A arquitecta sublinha que a durabilidade de uma edifício resulta dos cálculos feitos pelos engenheiros face à localização, aos terrenos e à exposição aos elementos, ao clima regular da região, para a sua estrutura vital, mas uma manutenção bem feita ou a ausência dela pode alterar de forma radical o tempo de vida útil de um prédio como estes.

Face a este cenário, apesar de as equipas técnicas terem concluído que não existe risco imediato para os moradores, podendo estes regressar às suas casas na noite de segunda-feira para esta terça-feira, 02, estes, na generalidade, como verificou o Novo Jornal, não escondem o receio e defendem que seja feita uma intervenção adequada à revitalização da estrutura, além de definir um calendário para a manutenção, tanto deste como dos restantes blocos do Prenda.

A história

Como se pode ler na página do PIP (Património de Influência Portuguesa), o Prenda (foto como era nos anos de 1960), então denominado Unidade de Vizinhança nº1, foi elaborado entre 1963 e 1965, por Fernão Simões de Carvalho com a colaboração de Luiz Taquelim da Cruz, com clara influência de Le Corbusier e outros nomes grandes do urbanismo europeu e mundial, tendo em conta as necessidades sociais.

O Prenda, originalmente Unidade de Vizinhança nº1, estende-se por cerca de 30 hectares e conta com 22 edifícios residenciais, sendo "a integração de vários grupos sociais possibilitada através da definição de diferentes tipos de edifícios de habitação bem como alguns equipamentos, designadamente cinema e centros comerciais".

Esta Unidade, antes de ser envolvida por construção precária em grande quantidade, era composta por uma rua comercial e outra de acesso às habitações, tendo ficado por construir do projecto inicial vários equipamentos sociais, até porque o autor desta ideia de Unidade de Vizinhança, Fernão Simões de Carvalho, como se pode ler na página do PIP, "valorizou os aspectos socio-vivenciais em detrimento das questões climáticas, ou mesmo higienistas, que dominavam o planeamento nas colonias africanas".

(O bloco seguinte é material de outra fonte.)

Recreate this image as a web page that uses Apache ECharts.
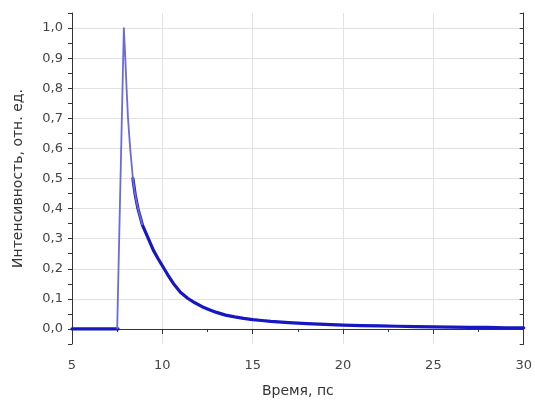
<!DOCTYPE html>
<html>
<head>
<meta charset="utf-8">
<script src="https://cdn.jsdelivr.net/npm/echarts@6/dist/echarts.min.js"></script>
<style>
html,body{margin:0;padding:0;background:#fff;}
#chart{width:535px;height:403px;}
</style>
</head>
<body>
<div id="chart"></div>
<script>
// Data
const times = [5.0, 6.0, 7.0, 7.5, 7.55, 7.87, 7.95, 8.02, 8.10, 8.22, 8.37, 8.5, 8.65, 8.9, 9.19, 9.5, 9.75, 10.0, 10.3, 10.6, 11.0, 11.4, 11.8, 12.2, 12.6, 13.0, 13.5, 14.0, 14.5, 15.0, 15.5, 16.0, 17.0, 18.0, 19.0, 20.0, 21.0, 22.0, 23.0, 24.0, 25.0, 26.0, 27.0, 28.0, 29.0, 30.0];
const intensity = [0.0, 0.0, 0.0, 0.0, 0.0, 1.0, 0.90, 0.80, 0.70, 0.60, 0.50, 0.445, 0.40, 0.345, 0.305, 0.262, 0.235, 0.21, 0.18, 0.152, 0.122, 0.102, 0.087, 0.074, 0.064, 0.055, 0.046, 0.04, 0.035, 0.031, 0.028, 0.025, 0.021, 0.018, 0.015, 0.013, 0.011, 0.010, 0.009, 0.008, 0.007, 0.006, 0.005, 0.005, 0.004, 0.004];
const xTicks = [5, 10, 15, 20, 25, 30];
const yTickLabels = ['0,0','0,1','0,2','0,3','0,4','0,5','0,6','0,7','0,8','0,9','1,0'];
const xName = 'Время, пс';
const yName = 'Интенсивность, отн. ед.';

// the noisy, thin-looking part of the trace around the peak
const peakStart = 7.5, peakEnd = 8.9, thickFrom = 8.37;

const mainData = times.map((t, i) => [t, (t > 7.55 && t < thickFrom) ? null : intensity[i]]);
const peakData = times.map((t, i) => [t, intensity[i]]).filter(p => p[0] >= peakStart && p[0] <= peakEnd);
const FONT = 'DejaVu Sans';

const chart = echarts.init(document.getElementById('chart'), null, {renderer: 'canvas'});
chart.setOption({
  backgroundColor: '#ffffff',
  animation: false,
  grid: {left: 72, right: 7, top: 13, bottom: 57, containLabel: false},
  xAxis: [{
    type: 'value', min: xTicks[0], max: xTicks[xTicks.length - 1], interval: 5,
    name: xName, nameLocation: 'middle', nameGap: 40,
    nameTextStyle: {fontFamily: FONT, fontSize: 14, color: '#333'},
    axisLine: {show: true, lineStyle: {color: '#333', width: 1}},
    axisTick: {show: true, inside: false, length: 5, lineStyle: {color: '#333'}},
    minorTick: {show: true, splitNumber: 2, length: 3, lineStyle: {color: '#333'}},
    axisLabel: {fontFamily: FONT, fontSize: 13, color: '#444', margin: 15},
    splitLine: {show: true, lineStyle: {color: '#e2e2e2', width: 1}}
  }, {
    type: 'value', position: 'top', min: xTicks[0], max: xTicks[xTicks.length - 1], interval: 5,
    axisLine: {show: true, lineStyle: {color: '#333', width: 1}},
    axisTick: {show: true, inside: true, length: 5, lineStyle: {color: '#333'}},
    minorTick: {show: true, splitNumber: 2, length: 3, lineStyle: {color: '#333'}},
    axisLabel: {show: false}, splitLine: {show: false}
  }],
  yAxis: [{
    type: 'value', min: -0.05, max: 1.05, interval: 0.05,
    name: yName, nameLocation: 'middle', nameGap: 47,
    nameTextStyle: {fontFamily: FONT, fontSize: 14, color: '#333'},
    axisLine: {show: true, lineStyle: {color: '#333', width: 1}},
    axisTick: {show: true, inside: false, length: 4, lineStyle: {color: '#333'}},
    axisLabel: {
      fontFamily: FONT, fontSize: 13, color: '#444', margin: 9,
      formatter: function (v) {
        const k = Math.round(v * 10);
        if (Math.abs(v * 10 - k) > 1e-6 || k < 0 || k >= yTickLabels.length) return '';
        return yTickLabels[k];
      }
    },
    splitLine: {show: true, lineStyle: {color: ['rgba(0,0,0,0)', '#e2e2e2'], width: 1}}
  }, {
    type: 'value', position: 'right', min: -0.05, max: 1.05, interval: 0.05,
    axisLine: {show: true, lineStyle: {color: '#333', width: 1}},
    axisTick: {show: true, inside: true, length: 4, lineStyle: {color: '#333'}},
    axisLabel: {show: false}, splitLine: {show: false}
  }],
  series: [{
    type: 'line', xAxisIndex: 0, yAxisIndex: 0,
    data: mainData, showSymbol: false, symbol: 'none', connectNulls: false,
    smooth: false,
    lineStyle: {width: 3.2, color: '#1616c2', join: 'round', cap: 'round'},
    z: 5
  }, {
    type: 'line', xAxisIndex: 0, yAxisIndex: 0,
    data: peakData, showSymbol: false, symbol: 'none',
    lineStyle: {width: 1.8, color: '#6a6adc', join: 'round'},
    z: 6
  }]
});
</script>
</body>
</html>
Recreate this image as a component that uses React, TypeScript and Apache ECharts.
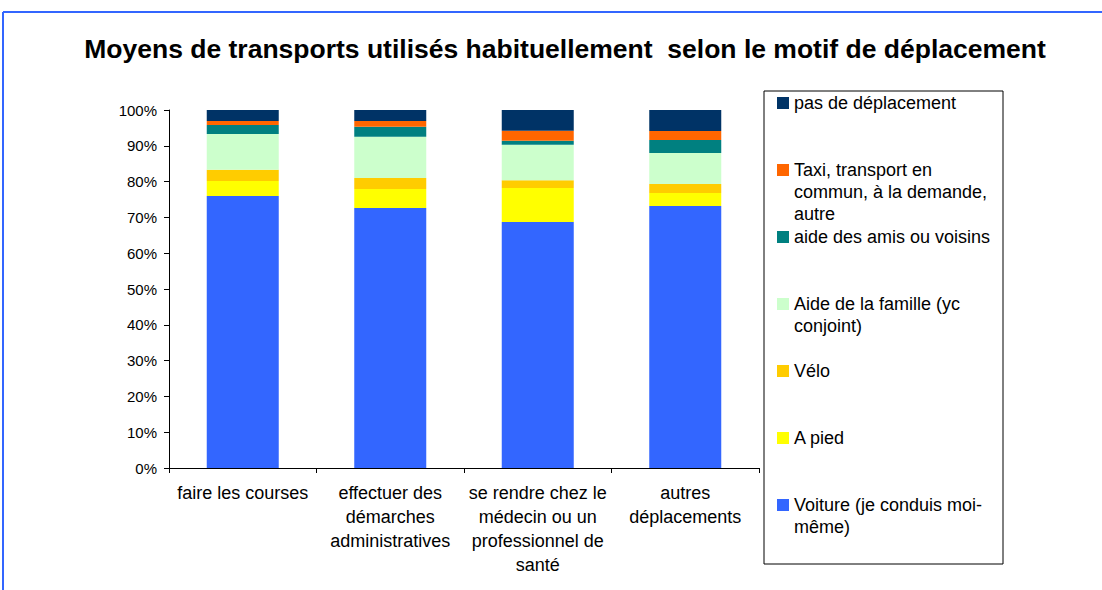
import React, { useEffect, useRef } from "react";
import * as echarts from "echarts";

const categories = [
  "faire les courses",
  "effectuer des\ndémarches\nadministratives",
  "se rendre chez le\nmédecin ou un\nprofessionnel de\nsanté",
  "autres\ndéplacements",
];

// stacked from bottom to top
const seriesNames = [
  "Voiture (je conduis moi-même)",
  "A pied",
  "Vélo",
  "Aide de la famille (yc conjoint)",
  "aide des amis ou voisins",
  "Taxi, transport en commun, à la demande, autre",
  "pas de déplacement",
];
const legendLabels = [
  "Voiture (je conduis moi-\nmême)",
  "A pied",
  "Vélo",
  "Aide de la famille (yc\nconjoint)",
  "aide des amis ou voisins",
  "Taxi, transport en\ncommun, à la demande,\nautre",
  "pas de déplacement",
];
const colors = ["#3366FF", "#FFFF00", "#FFCC00", "#CCFFCC", "#008080", "#FF6600", "#003366"];

const voiture = [76.0, 72.6, 68.7, 73.2];
const aPied = [4.2, 5.3, 9.5, 3.6];
const velo = [3.1, 3.1, 2.2, 2.5];
const famille = [10.0, 11.5, 9.9, 8.7];
const amis = [2.5, 2.8, 1.1, 3.6];
const taxi = [1.1, 1.6, 2.8, 2.5];
const pasDeplacement = [3.1, 3.1, 5.8, 5.9];

const seriesValues = [voiture, aPied, velo, famille, amis, taxi, pasDeplacement];

const yTicks = { min: 0, max: 100, interval: 10 };

export default function App() {
  const ref = useRef<HTMLDivElement>(null);
  useEffect(() => {
    document.body.style.margin = "0";
    if (!ref.current) return;
    const chart = echarts.init(ref.current, undefined, { renderer: "svg" });
    const font = "'Liberation Sans', Arial, sans-serif";

    const legendGraphics: any[] = [];
    legendGraphics.push({
      type: "rect",
      shape: { x: 764, y: 91, width: 239, height: 473 },
      style: { fill: "#fff", stroke: "#000", lineWidth: 1 },
    });
    // legend from top to bottom: reverse of stack order
    for (let i = 0; i < seriesNames.length; i++) {
      const idx = seriesNames.length - 1 - i;
      const yc = 103 + 67 * i;
      legendGraphics.push({
        type: "rect",
        shape: { x: 777, y: yc - 6, width: 12, height: 12 },
        style: { fill: colors[idx] },
      });
      legendGraphics.push({
        type: "text",
        x: 794,
        y: yc - 11,
        style: {
          text: legendLabels[idx],
          font: `18px ${font}`,
          fill: "#000",
          lineHeight: 22,
          verticalAlign: "top",
          align: "left",
        },
      });
    }

    chart.setOption({
      animation: false,
      title: {
        text: "Moyens de transports utilisés habituellement  selon le motif de déplacement",
        left: 560,
        top: 30,
        textAlign: "center",
        textStyle: { fontFamily: font, fontSize: 26.5, fontWeight: "bold", color: "#000" },
      },
      grid: { left: 169, right: 343, top: 110, bottom: 122, containLabel: false },
      xAxis: {
        type: "category",
        data: categories,
        boundaryGap: true,
        axisLine: { lineStyle: { color: "#000", width: 1 } },
        axisTick: { show: true, length: 5, alignWithLabel: false, lineStyle: { color: "#000" } },
        axisLabel: {
          interval: 0,
          margin: 13,
          fontFamily: font,
          fontSize: 18,
          color: "#000",
          lineHeight: 24,
        },
      },
      yAxis: {
        type: "value",
        min: yTicks.min,
        max: yTicks.max,
        interval: yTicks.interval,
        axisLine: { show: true, lineStyle: { color: "#000", width: 1 } },
        axisTick: { show: true, length: 5, lineStyle: { color: "#000" } },
        splitLine: { show: false },
        axisLabel: {
          formatter: "{value}%",
          margin: 12,
          fontFamily: font,
          fontSize: 15,
          color: "#000",
        },
      },
      series: seriesNames.map((name, i) => ({
        name,
        type: "bar",
        stack: "total",
        data: seriesValues[i],
        barWidth: 72,
        itemStyle: { color: colors[i] },
      })),
      graphic: [
        {
          type: "line",
          shape: { x1: 3, y1: 12, x2: 1102, y2: 12 },
          style: { stroke: "#3366FF", lineWidth: 2 },
        },
        {
          type: "line",
          shape: { x1: 3, y1: 12, x2: 3, y2: 590 },
          style: { stroke: "#3366FF", lineWidth: 2 },
        },
        ...legendGraphics,
      ],
    });
    return () => chart.dispose();
  }, []);
  return <div ref={ref} style={{ width: 1102, height: 590 }} />;
}
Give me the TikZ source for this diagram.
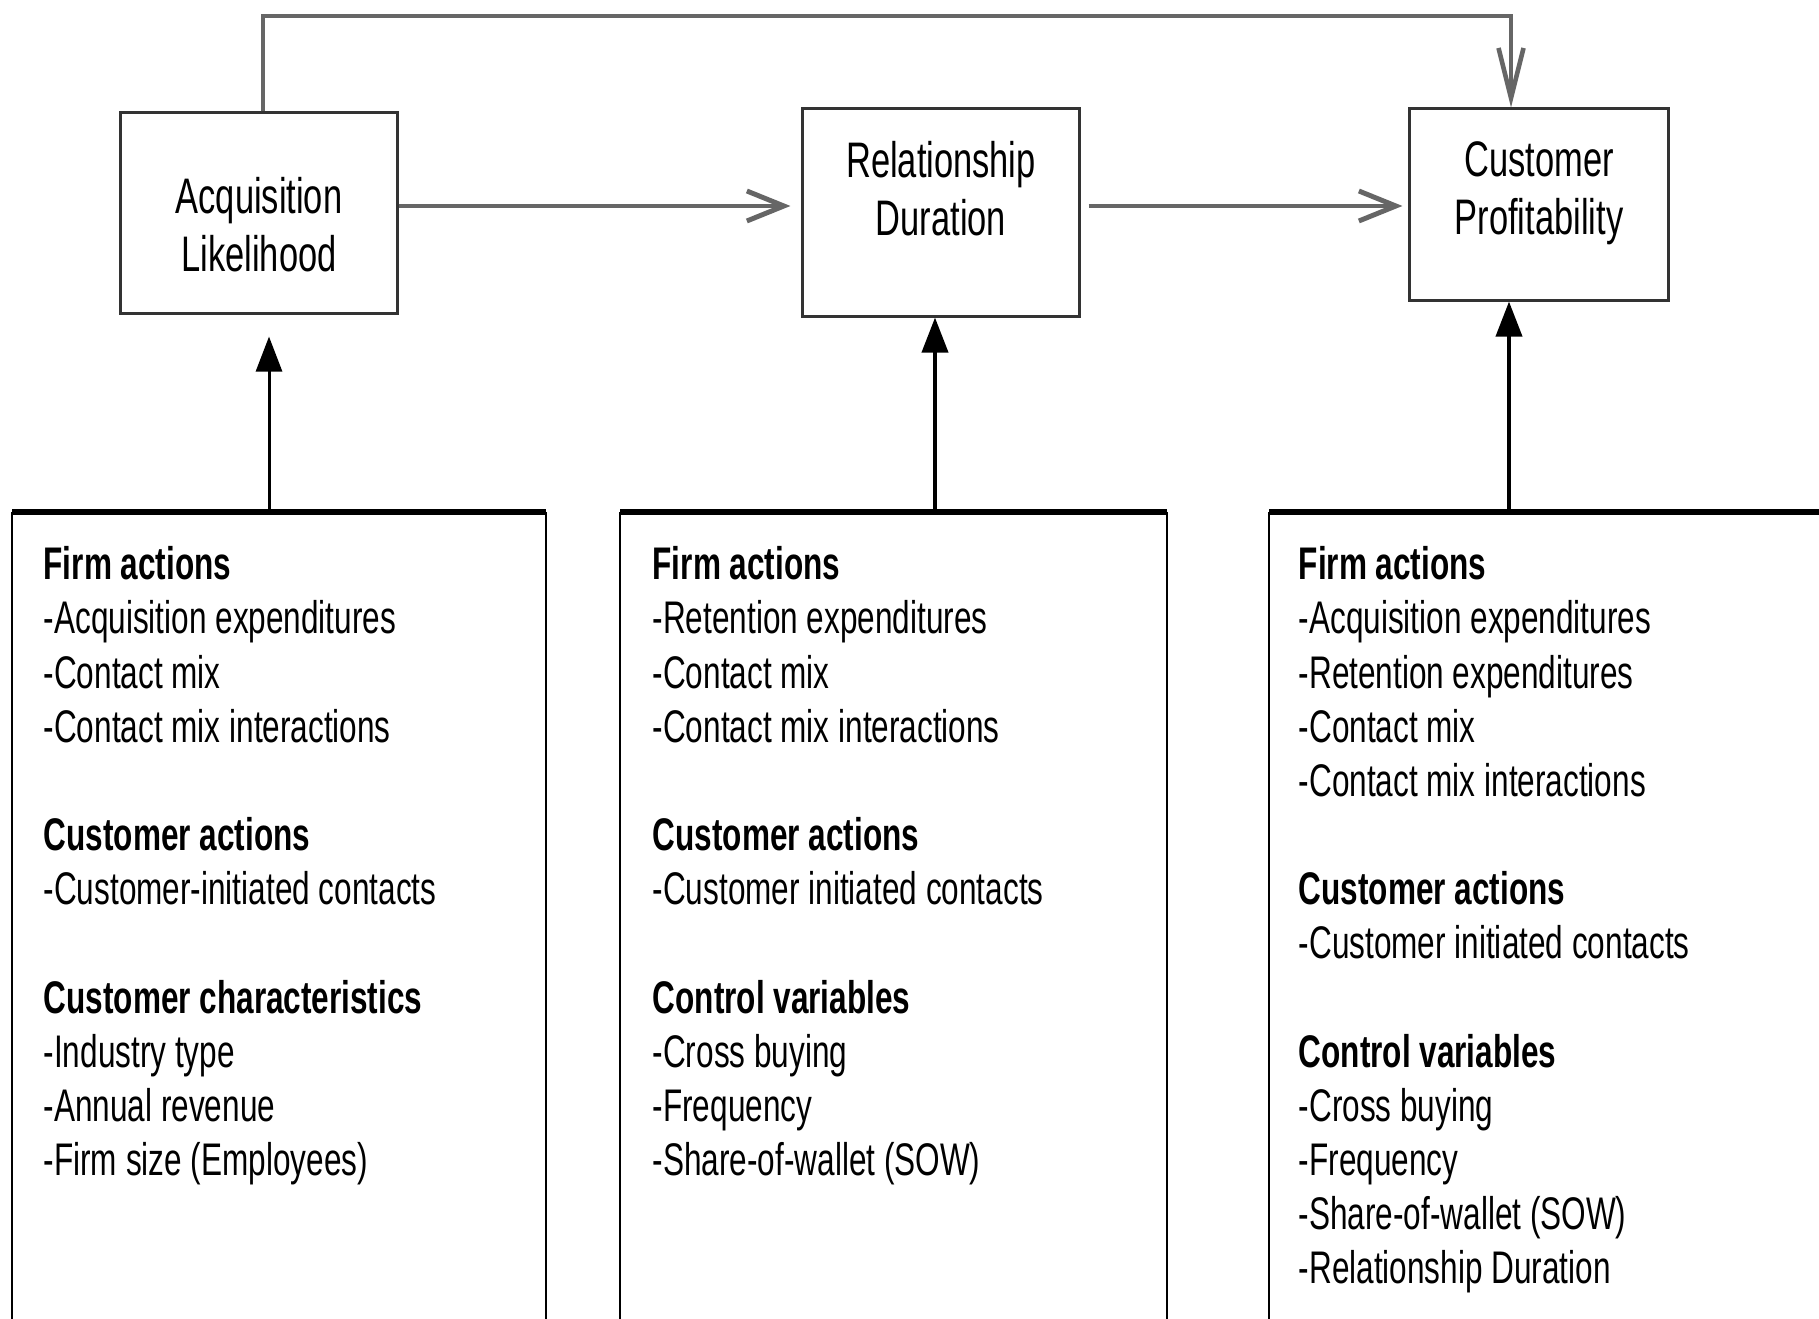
\documentclass[tikz,border=0pt]{standalone}
\usepackage{fontspec}
\setmainfont{Liberation Sans}[FakeStretch=0.69]
\usetikzlibrary{arrows.meta}
\definecolor{boxline}{HTML}{333333}
\definecolor{arrgray}{HTML}{666666}
\begin{document}
\begin{tikzpicture}[x=0.01cm,y=-0.01cm,
  titlebox/.style={draw=boxline,line width=0.85pt,inner sep=0pt},
  titletext/.style={anchor=north,align=center,inner sep=0pt,font=\fontsize{14.2}{16.5}\selectfont},
  bodytext/.style={anchor=north west,align=left,inner sep=0pt,font=\fontsize{13}{15.4}\selectfont},
  framebox/.style={inner sep=0pt},
  flowarrow/.style={draw=arrgray,line width=1.4pt,-{Straight Barb[length=0.37cm,width=0.30cm]}},
  toparrow/.style={draw=arrgray,line width=1.3pt,-{Straight Barb[length=0.5cm,width=0.25cm]}},
  uparrow/.style={draw=black,line width=1.1pt,-{Triangle[length=0.35cm,width=0.26cm]}},
  sideline/.style={draw=black,line width=0.7pt},
  topline/.style={draw=black,line width=1.7pt}]
\useasboundingbox (0,0) rectangle (1819,1319);
\clip (0,0) rectangle (1819,1319);
\fill[white] (0,0) rectangle (1819,1319);

% top boxes
\node[titlebox,minimum width=2.76cm,minimum height=2.00cm] (acq) at (259,213) {};
\node[titlebox,minimum width=2.76cm,minimum height=2.07cm] (rel) at (941,212.5) {};
\node[titlebox,minimum width=2.58cm,minimum height=1.91cm] (cp) at (1539,204.5) {};
\node[titletext] (acqt) at (259,177) {Acquisition\\Likelihood};
\node[titletext] (relt) at (941,141) {Relationship\\Duration};
\node[titletext] (cpt) at (1539,141) {Customer\\Profitability};

% bottom frames
\node[framebox,minimum width=5.32cm,minimum height=8.27cm] (f1) at (279,926.5) {};
\node[framebox,minimum width=5.45cm,minimum height=8.27cm] (f2) at (893.5,926.5) {};
\node[framebox,minimum width=5.90cm,minimum height=8.27cm] (f3) at (1565,926.5) {};
\foreach \f in {f1,f2,f3}{
  \draw[sideline] (\f.south west) -- (\f.north west) (\f.north east) -- (\f.south east);
  \draw[topline] (\f.north west) -- (\f.north east);
}

\node[bodytext] (t1) at (43,546) {\textbf{Firm actions}\\-Acquisition expenditures\\-Contact mix\\-Contact mix interactions\\[15.4pt]\textbf{Customer actions}\\-Customer-initiated contacts\\[15.4pt]\textbf{Customer characteristics}\\-Industry type\\-Annual revenue\\-Firm size (Employees)};
\node[bodytext] (t2) at (652,546) {\textbf{Firm actions}\\-Retention expenditures\\-Contact mix\\-Contact mix interactions\\[15.4pt]\textbf{Customer actions}\\-Customer initiated contacts\\[15.4pt]\textbf{Control variables}\\-Cross buying\\-Frequency\\-Share-of-wallet (SOW)};
\node[bodytext] (t3) at (1298,546) {\textbf{Firm actions}\\-Acquisition expenditures\\-Retention expenditures\\-Contact mix\\-Contact mix interactions\\[15.4pt]\textbf{Customer actions}\\-Customer initiated contacts\\[15.4pt]\textbf{Control variables}\\-Cross buying\\-Frequency\\-Share-of-wallet (SOW)\\-Relationship Duration};

% flow arrows
\coordinate (ae) at ([yshift=0.07cm]acq.east);
\draw[flowarrow,shorten >=0.11cm] (ae) -- (ae -| rel.west);
\coordinate (re) at ([yshift=0.065cm]rel.east);
\draw[flowarrow,shorten <=0.08cm,shorten >=0.06cm] (re) -- (re -| cp.west);
\coordinate (an) at ([xshift=0.04cm]acq.north);
\coordinate (tr) at (1511,16);
\draw[toparrow] (an) |- (tr) -- (tr |- cp.north);

% up arrows
\coordinate (a1) at ([xshift=0.1cm,yshift=-0.22cm]acq.south);
\draw[uparrow,line width=0.85pt] (a1 |- f1.north) -- (a1);
\coordinate (r1) at ([xshift=-0.06cm]rel.south);
\draw[uparrow] (r1 |- f2.north) -- (r1);
\coordinate (c1) at ([xshift=-0.3cm]cp.south);
\draw[uparrow] (c1 |- f3.north) -- (c1);
\end{tikzpicture}
\end{document}
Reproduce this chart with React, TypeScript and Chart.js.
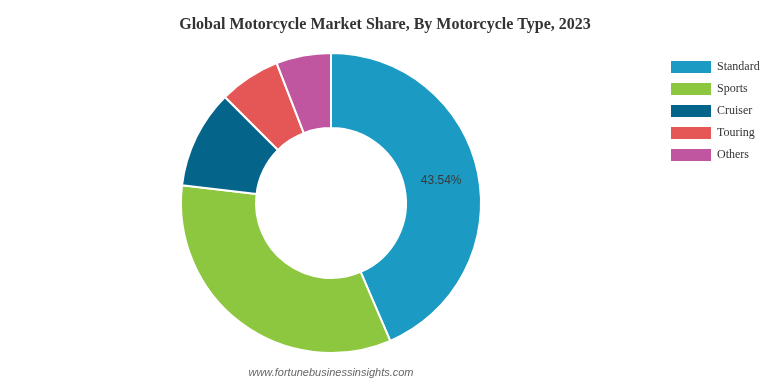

"De qualquer modo o factor climático não foi completamente desprezado uma vez que foi adoptada, na escala da arquitectura, a solução em semi-duplex, que o arquitecto considera uma óptima solução para climas tropicais, pois facilitam uma boa ventilação transversal e nenhum dos blocos está implantado paralelamente às direcções predominantes do vento em Luanda (oeste-sudoeste: todo o ano / oeste-sudoeste e sul-sudoeste: de abril a junho)", diz ainda o mesmo texto (ver aqui) adaptado e escrito por Ana Tostões e Daniela Arnaut.